Instructions to follow: Write out only the lines from the start of the entries up to and including the line with "0.524, 0.524, 0.514, 0.514, 0.504, 0.504, 0.489, 0.484]"; please skip the pictures.

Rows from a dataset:

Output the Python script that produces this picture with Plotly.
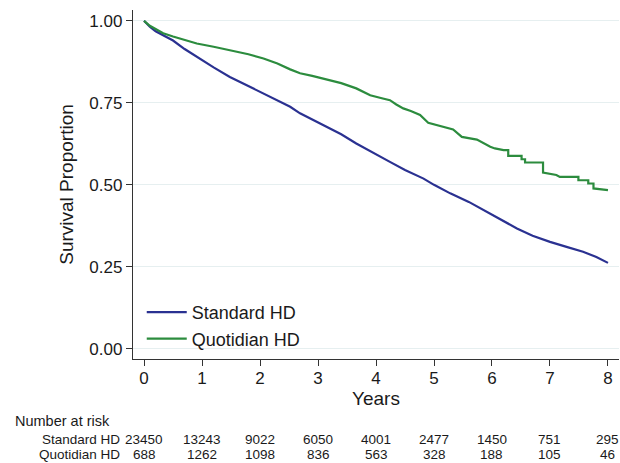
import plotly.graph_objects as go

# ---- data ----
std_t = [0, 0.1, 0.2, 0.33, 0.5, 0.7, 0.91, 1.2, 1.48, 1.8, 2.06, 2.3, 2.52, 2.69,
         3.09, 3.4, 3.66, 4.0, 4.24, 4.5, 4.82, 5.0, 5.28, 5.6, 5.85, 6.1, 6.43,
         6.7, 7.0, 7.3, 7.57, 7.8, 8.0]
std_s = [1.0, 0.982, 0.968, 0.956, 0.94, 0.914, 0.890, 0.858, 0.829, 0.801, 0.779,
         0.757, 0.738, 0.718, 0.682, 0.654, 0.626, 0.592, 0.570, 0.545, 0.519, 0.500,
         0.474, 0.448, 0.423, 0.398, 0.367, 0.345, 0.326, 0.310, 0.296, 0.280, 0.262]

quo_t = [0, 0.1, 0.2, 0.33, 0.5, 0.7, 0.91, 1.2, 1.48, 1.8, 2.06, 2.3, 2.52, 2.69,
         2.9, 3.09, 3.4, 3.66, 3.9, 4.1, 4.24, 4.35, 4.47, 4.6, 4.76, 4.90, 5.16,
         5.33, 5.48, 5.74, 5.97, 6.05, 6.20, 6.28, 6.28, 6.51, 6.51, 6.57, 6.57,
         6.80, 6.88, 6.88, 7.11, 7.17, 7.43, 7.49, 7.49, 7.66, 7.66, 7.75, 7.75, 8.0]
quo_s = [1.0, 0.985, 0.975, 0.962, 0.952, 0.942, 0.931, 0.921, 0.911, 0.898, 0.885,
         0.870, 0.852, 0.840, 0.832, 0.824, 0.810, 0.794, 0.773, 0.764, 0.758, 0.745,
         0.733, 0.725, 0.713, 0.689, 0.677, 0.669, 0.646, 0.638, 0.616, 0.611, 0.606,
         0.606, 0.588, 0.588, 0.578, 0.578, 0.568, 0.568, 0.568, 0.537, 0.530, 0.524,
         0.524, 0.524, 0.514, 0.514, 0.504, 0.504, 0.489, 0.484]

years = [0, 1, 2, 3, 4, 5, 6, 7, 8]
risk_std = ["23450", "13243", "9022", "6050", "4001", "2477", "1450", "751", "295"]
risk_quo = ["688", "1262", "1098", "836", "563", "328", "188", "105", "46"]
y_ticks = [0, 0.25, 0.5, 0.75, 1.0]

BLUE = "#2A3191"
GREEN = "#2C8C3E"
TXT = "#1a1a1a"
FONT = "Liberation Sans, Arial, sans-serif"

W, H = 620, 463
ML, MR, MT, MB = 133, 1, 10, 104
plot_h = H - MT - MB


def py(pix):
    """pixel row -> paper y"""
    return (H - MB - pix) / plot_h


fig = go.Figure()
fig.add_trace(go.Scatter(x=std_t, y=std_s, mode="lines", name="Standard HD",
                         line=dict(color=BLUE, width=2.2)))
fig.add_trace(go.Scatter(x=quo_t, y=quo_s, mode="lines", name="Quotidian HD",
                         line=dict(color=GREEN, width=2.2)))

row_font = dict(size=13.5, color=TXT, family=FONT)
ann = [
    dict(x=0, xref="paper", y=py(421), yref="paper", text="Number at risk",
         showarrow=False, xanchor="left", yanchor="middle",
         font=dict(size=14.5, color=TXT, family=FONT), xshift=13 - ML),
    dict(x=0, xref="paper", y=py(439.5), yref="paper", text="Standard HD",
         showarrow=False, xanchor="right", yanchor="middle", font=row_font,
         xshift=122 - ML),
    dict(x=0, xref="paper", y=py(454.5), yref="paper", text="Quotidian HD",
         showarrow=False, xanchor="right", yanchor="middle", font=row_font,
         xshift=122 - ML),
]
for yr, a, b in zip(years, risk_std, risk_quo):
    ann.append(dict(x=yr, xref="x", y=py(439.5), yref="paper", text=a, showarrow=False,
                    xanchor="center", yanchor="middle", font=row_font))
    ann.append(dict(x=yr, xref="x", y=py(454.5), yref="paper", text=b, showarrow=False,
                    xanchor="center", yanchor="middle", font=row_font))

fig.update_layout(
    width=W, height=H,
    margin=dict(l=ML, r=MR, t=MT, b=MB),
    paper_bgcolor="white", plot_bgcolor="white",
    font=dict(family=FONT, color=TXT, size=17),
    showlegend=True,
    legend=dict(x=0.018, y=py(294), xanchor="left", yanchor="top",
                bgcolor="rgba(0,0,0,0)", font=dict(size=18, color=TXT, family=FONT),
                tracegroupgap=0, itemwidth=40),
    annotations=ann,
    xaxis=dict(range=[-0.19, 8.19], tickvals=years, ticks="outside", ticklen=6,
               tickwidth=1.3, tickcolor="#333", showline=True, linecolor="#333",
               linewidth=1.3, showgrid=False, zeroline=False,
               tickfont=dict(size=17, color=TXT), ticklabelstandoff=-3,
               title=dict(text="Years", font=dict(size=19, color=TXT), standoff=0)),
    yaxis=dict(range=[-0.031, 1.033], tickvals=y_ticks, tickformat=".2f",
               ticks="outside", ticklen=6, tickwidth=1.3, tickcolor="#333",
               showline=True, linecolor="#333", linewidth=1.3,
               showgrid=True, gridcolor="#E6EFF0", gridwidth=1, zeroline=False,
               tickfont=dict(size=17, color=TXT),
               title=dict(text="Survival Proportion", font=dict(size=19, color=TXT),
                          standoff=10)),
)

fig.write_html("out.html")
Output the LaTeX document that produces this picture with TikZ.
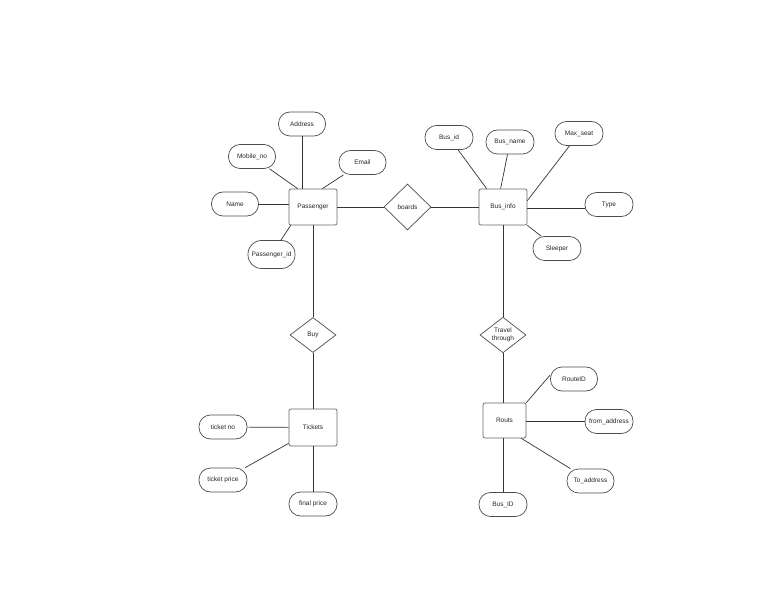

Reply to the exercise:
Output the Python script that produces this picture with Plotly.
import plotly.graph_objects as go

# ---- data ----
std_t = [0, 0.1, 0.2, 0.33, 0.5, 0.7, 0.91, 1.2, 1.48, 1.8, 2.06, 2.3, 2.52, 2.69,
         3.09, 3.4, 3.66, 4.0, 4.24, 4.5, 4.82, 5.0, 5.28, 5.6, 5.85, 6.1, 6.43,
         6.7, 7.0, 7.3, 7.57, 7.8, 8.0]
std_s = [1.0, 0.982, 0.968, 0.956, 0.94, 0.914, 0.890, 0.858, 0.829, 0.801, 0.779,
         0.757, 0.738, 0.718, 0.682, 0.654, 0.626, 0.592, 0.570, 0.545, 0.519, 0.500,
         0.474, 0.448, 0.423, 0.398, 0.367, 0.345, 0.326, 0.310, 0.296, 0.280, 0.262]

quo_t = [0, 0.1, 0.2, 0.33, 0.5, 0.7, 0.91, 1.2, 1.48, 1.8, 2.06, 2.3, 2.52, 2.69,
         2.9, 3.09, 3.4, 3.66, 3.9, 4.1, 4.24, 4.35, 4.47, 4.6, 4.76, 4.90, 5.16,
         5.33, 5.48, 5.74, 5.97, 6.05, 6.20, 6.28, 6.28, 6.51, 6.51, 6.57, 6.57,
         6.80, 6.88, 6.88, 7.11, 7.17, 7.43, 7.49, 7.49, 7.66, 7.66, 7.75, 7.75, 8.0]
quo_s = [1.0, 0.985, 0.975, 0.962, 0.952, 0.942, 0.931, 0.921, 0.911, 0.898, 0.885,
         0.870, 0.852, 0.840, 0.832, 0.824, 0.810, 0.794, 0.773, 0.764, 0.758, 0.745,
         0.733, 0.725, 0.713, 0.689, 0.677, 0.669, 0.646, 0.638, 0.616, 0.611, 0.606,
         0.606, 0.588, 0.588, 0.578, 0.578, 0.568, 0.568, 0.568, 0.537, 0.530, 0.524,
         0.524, 0.524, 0.514, 0.514, 0.504, 0.504, 0.489, 0.484]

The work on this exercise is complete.